----- DATA FOR PROCESSING -----

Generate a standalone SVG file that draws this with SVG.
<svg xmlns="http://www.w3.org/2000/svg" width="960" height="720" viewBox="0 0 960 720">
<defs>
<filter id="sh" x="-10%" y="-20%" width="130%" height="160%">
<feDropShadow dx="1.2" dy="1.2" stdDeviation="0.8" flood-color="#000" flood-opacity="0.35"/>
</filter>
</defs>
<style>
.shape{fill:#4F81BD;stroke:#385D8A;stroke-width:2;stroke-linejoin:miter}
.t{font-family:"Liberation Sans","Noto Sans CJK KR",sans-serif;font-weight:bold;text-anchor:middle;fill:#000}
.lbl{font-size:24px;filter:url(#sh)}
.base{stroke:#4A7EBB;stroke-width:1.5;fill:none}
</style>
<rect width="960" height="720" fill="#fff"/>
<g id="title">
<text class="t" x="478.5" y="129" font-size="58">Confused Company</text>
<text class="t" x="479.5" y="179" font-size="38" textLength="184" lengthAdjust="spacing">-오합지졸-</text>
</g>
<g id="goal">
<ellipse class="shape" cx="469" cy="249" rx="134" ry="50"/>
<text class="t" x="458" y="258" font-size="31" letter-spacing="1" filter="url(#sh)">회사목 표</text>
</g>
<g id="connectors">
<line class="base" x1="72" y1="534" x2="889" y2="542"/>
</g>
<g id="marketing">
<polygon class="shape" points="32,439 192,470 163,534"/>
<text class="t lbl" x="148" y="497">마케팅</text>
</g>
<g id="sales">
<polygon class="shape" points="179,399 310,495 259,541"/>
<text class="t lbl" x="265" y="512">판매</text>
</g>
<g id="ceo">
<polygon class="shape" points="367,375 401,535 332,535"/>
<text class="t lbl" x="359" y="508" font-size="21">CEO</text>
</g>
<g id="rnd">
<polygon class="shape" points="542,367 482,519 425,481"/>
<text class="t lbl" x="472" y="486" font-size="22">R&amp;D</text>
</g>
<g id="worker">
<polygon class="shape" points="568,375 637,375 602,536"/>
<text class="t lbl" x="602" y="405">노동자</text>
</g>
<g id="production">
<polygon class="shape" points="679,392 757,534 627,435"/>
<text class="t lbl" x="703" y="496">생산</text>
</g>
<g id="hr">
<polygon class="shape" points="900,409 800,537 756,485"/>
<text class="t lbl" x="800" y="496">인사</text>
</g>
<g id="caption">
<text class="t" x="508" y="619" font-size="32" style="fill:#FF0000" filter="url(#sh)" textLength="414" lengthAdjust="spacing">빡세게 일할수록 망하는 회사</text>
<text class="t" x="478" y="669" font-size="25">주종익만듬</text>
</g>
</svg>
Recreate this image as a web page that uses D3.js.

-----

## TASK INSTRUCTIONS
In full and verbatim, repeat the records given above.

## TASK RESULT
Generate a standalone SVG file that draws this with SVG.
<svg xmlns="http://www.w3.org/2000/svg" width="960" height="720" viewBox="0 0 960 720">
<defs>
<filter id="sh" x="-10%" y="-20%" width="130%" height="160%">
<feDropShadow dx="1.2" dy="1.2" stdDeviation="0.8" flood-color="#000" flood-opacity="0.35"/>
</filter>
</defs>
<style>
.shape{fill:#4F81BD;stroke:#385D8A;stroke-width:2;stroke-linejoin:miter}
.t{font-family:"Liberation Sans","Noto Sans CJK KR",sans-serif;font-weight:bold;text-anchor:middle;fill:#000}
.lbl{font-size:24px;filter:url(#sh)}
.base{stroke:#4A7EBB;stroke-width:1.5;fill:none}
</style>
<rect width="960" height="720" fill="#fff"/>
<g id="title">
<text class="t" x="478.5" y="129" font-size="58">Confused Company</text>
<text class="t" x="479.5" y="179" font-size="38" textLength="184" lengthAdjust="spacing">-오합지졸-</text>
</g>
<g id="goal">
<ellipse class="shape" cx="469" cy="249" rx="134" ry="50"/>
<text class="t" x="458" y="258" font-size="31" letter-spacing="1" filter="url(#sh)">회사목 표</text>
</g>
<g id="connectors">
<line class="base" x1="72" y1="534" x2="889" y2="542"/>
</g>
<g id="marketing">
<polygon class="shape" points="32,439 192,470 163,534"/>
<text class="t lbl" x="148" y="497">마케팅</text>
</g>
<g id="sales">
<polygon class="shape" points="179,399 310,495 259,541"/>
<text class="t lbl" x="265" y="512">판매</text>
</g>
<g id="ceo">
<polygon class="shape" points="367,375 401,535 332,535"/>
<text class="t lbl" x="359" y="508" font-size="21">CEO</text>
</g>
<g id="rnd">
<polygon class="shape" points="542,367 482,519 425,481"/>
<text class="t lbl" x="472" y="486" font-size="22">R&amp;D</text>
</g>
<g id="worker">
<polygon class="shape" points="568,375 637,375 602,536"/>
<text class="t lbl" x="602" y="405">노동자</text>
</g>
<g id="production">
<polygon class="shape" points="679,392 757,534 627,435"/>
<text class="t lbl" x="703" y="496">생산</text>
</g>
<g id="hr">
<polygon class="shape" points="900,409 800,537 756,485"/>
<text class="t lbl" x="800" y="496">인사</text>
</g>
<g id="caption">
<text class="t" x="508" y="619" font-size="32" style="fill:#FF0000" filter="url(#sh)" textLength="414" lengthAdjust="spacing">빡세게 일할수록 망하는 회사</text>
<text class="t" x="478" y="669" font-size="25">주종익만듬</text>
</g>
</svg>
Recreate this image as a web page that uses D3.js.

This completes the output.